= Scientific glassblowing =

Specialty field of glass blowing

Scientific glassblowing is a specialty field of lampworking used in industry, science, art and design used in research and production. Scientific glassblowing has been used in chemical, pharmaceutical, electronic and physics research including Galileo's thermometer, Thomas Edison's light bulb, and vacuum tubes used in early radio, TV and computers. More recently, the field has helped advance fiber optics, lasers, atomic and subatomic particle research, advanced communications development and semiconductors. The field combined hand skills using lathes and torches with modern computer assisted furnaces, diamond grinding and lapping machines, lasers and ultra-sonic mills.

== Scientific glassblowing schools==
===Degree programs===
Salem Community College in Carney's Point, New Jersey offers the only degree program in the United States, an Associate in Applied Science, with a focus on the construction of scientific glass apparatus. Students come from throughout the United States and from around the world to develop this specialized skill at Salem Community College.

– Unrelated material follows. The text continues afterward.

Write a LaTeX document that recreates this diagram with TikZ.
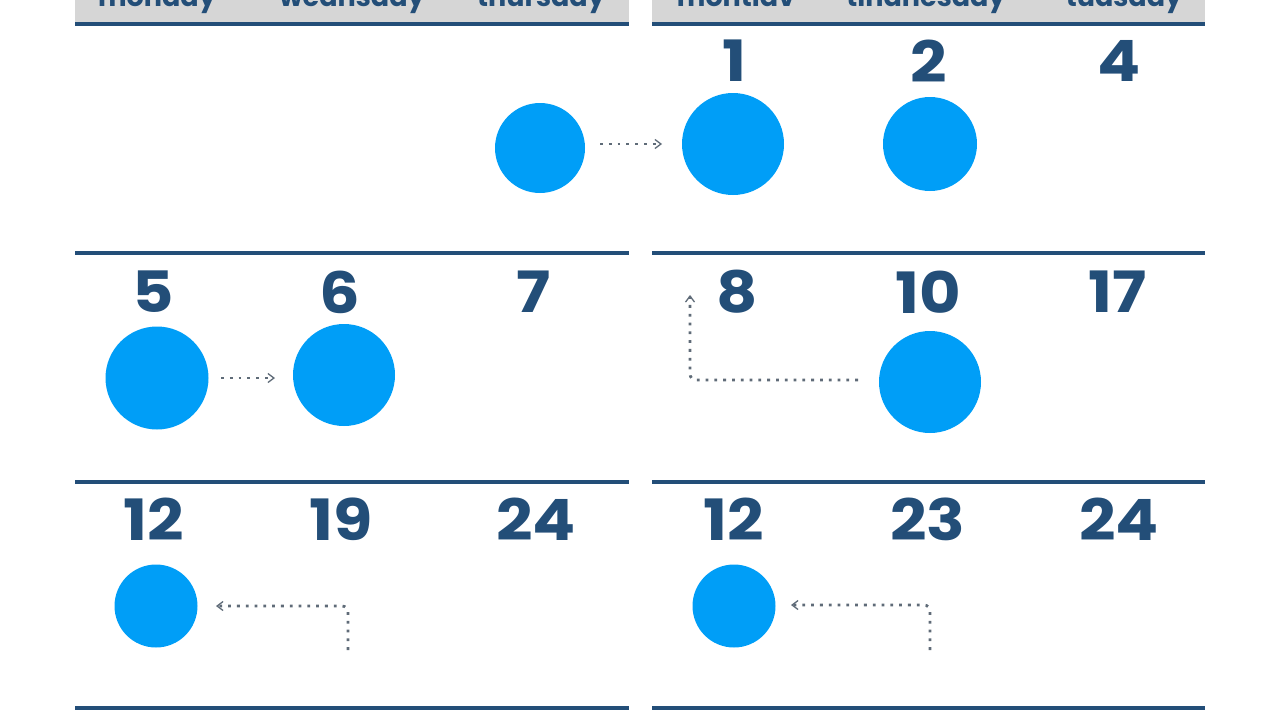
\documentclass[tikz,border=0pt]{standalone}
\usepackage{fontspec}
\setmainfont{Poppins}
\newfontfamily\numfont[FakeStretch=1.12]{Poppins}
\usetikzlibrary{arrows.meta}
\definecolor{navy}{HTML}{234E78}
\definecolor{headgray}{HTML}{D6D6D6}
\definecolor{dotgray}{HTML}{5F6B78}
\definecolor{dotblue}{HTML}{009EF7}
\tikzset{
  daynum/.style={text=navy,font=\fontsize{57}{57}\numfont\bfseries,inner sep=0pt},
  dayname/.style={text=navy,font=\fontsize{27}{27}\selectfont\bfseries,inner sep=0pt,anchor=base},
  blob/.style={circle,fill=dotblue,inner sep=0pt,minimum size=#1},
  hop/.style={line width=2.8pt,dotgray,dash pattern=on 2.8pt off 6pt,-{Straight Barb[length=6pt,width=9pt,line width=1.3pt]},rounded corners=6pt},
  rule/.style={line width=4pt,navy}
}
\begin{document}
\begin{tikzpicture}[x=1pt,y=-1pt]
  \useasboundingbox (0,0) rectangle (1280,720);
  \fill[headgray] (75,-2) rectangle (629,24);
  \fill[headgray] (652,-2) rectangle (1205,24);

  \foreach \y in {24,253,482,708} {
    \draw[rule] (75,\y) -- (629,\y);
    \draw[rule] (652,\y) -- (1205,\y);
  }

  \begin{scope}
  \clip (0,0) rectangle (1280,720);
  \node[dayname] (monday) at (157,6) {monday};
  \node[dayname] (wednsday) at (352,6) {wednsday};
  \node[dayname] (thursday) at (541,6) {thursday};
  \node[dayname] (montlav) at (736,6) {montlav};
  \node[dayname] (tinanesday) at (926,6) {tinanesday};
  \node[dayname] (tuasday) at (1124,6) {tuasday};
  \end{scope}

  \node[daynum] (n1) at (734,61) {1};
  \node[daynum] (n2) at (929,61) {2};
  \node[daynum] (n4) at (1119,61) {4};
  \node[daynum] (n5) at (153,292) {5};
  \node[daynum] (n6) at (340,292) {6};
  \node[daynum] (n7) at (534,292) {7};
  \node[daynum] (n8) at (737,292) {8};
  \node[daynum] (n10) at (928,292) {10};
  \node[daynum] (n17) at (1118,292) {17};
  \node[daynum] (n12a) at (154,519) {12};
  \node[daynum] (n19) at (341,519) {19};
  \node[daynum] (n24a) at (536,519) {24};
  \node[daynum] (n12b) at (734,519) {12};
  \node[daynum] (n23) at (928,519) {23};
  \node[daynum] (n24b) at (1119,519) {24};

  \node[blob=90pt] (thu) at (540,148) {};
  \node[blob=102pt] (first) at (733,144) {};
  \node[blob=94pt] (second) at (930,144) {};
  \node[blob=103pt] (fifth) at (157,378) {};
  \node[blob=102pt] (sixth) at (344,375) {};
  \node[blob=102pt] (tenth) at (930,382) {};
  \node[blob=83pt] (twelfa) at (156,606) {};
  \node[blob=83pt] (twelfb) at (734,606) {};

  \coordinate (a1) at (600,144);
  \coordinate (a2) at (662,144);
  \coordinate (b1) at (221,378);
  \coordinate (b2) at (275,378);
  \coordinate (c1) at (858,380);
  \coordinate (c2) at (690,295);
  \coordinate (d1) at (348,650);
  \coordinate (d2) at (216,606);
  \coordinate (e1) at (930,650);
  \coordinate (e2) at (791,605);

  \draw[hop] (a1) -- (a2);
  \draw[hop] (b1) -- (b2);
  \draw[hop] (c1) -- (690,380) -- (c2);
  \draw[hop] (d1) -- (348,606) -- (d2);
  \draw[hop] (e1) -- (930,605) -- (e2);
\end{tikzpicture}
\end{document}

Alfred University offers a masters program in glass science and a PhD with a blend of theoretical and applied studies similar to degree programs in materials science and engineering.

===Universities offering courses===
The following is the list of recognized universities that provide courses in scientific glassblowing:
- University of Alabama
- Arizona State University
- Australian National University
- Grinnell College
- University of Pittsburgh
- Salem Community College
- University of Utah
- Yale University
- University of Oklahoma
- Purdue University
- University of Georgia

== Notable scientific glassblowers ==
- John Calley (engineer)
- Clarence Madison Dally (killed by X-ray exposure in the course of his work)
- Heinrich Geißler (invented the Geissler tube)
- Jorg Meyer
- Mitsugi Ohno
- Joseph Patrick Slattery (radiography pioneer blew much of his own lab glassware)
- Arthur Compton
- Narine & Anthony Baney (Father and Son Scientific Glassblowers with University of Maryland, Baltimore County)

==American Scientific Glassblowers Society==
The American Scientific Glassblowers Society (ASGS) is an association for scientific glassblowers and provides continuing education programs. The community is relatively small, with approximately 650 members.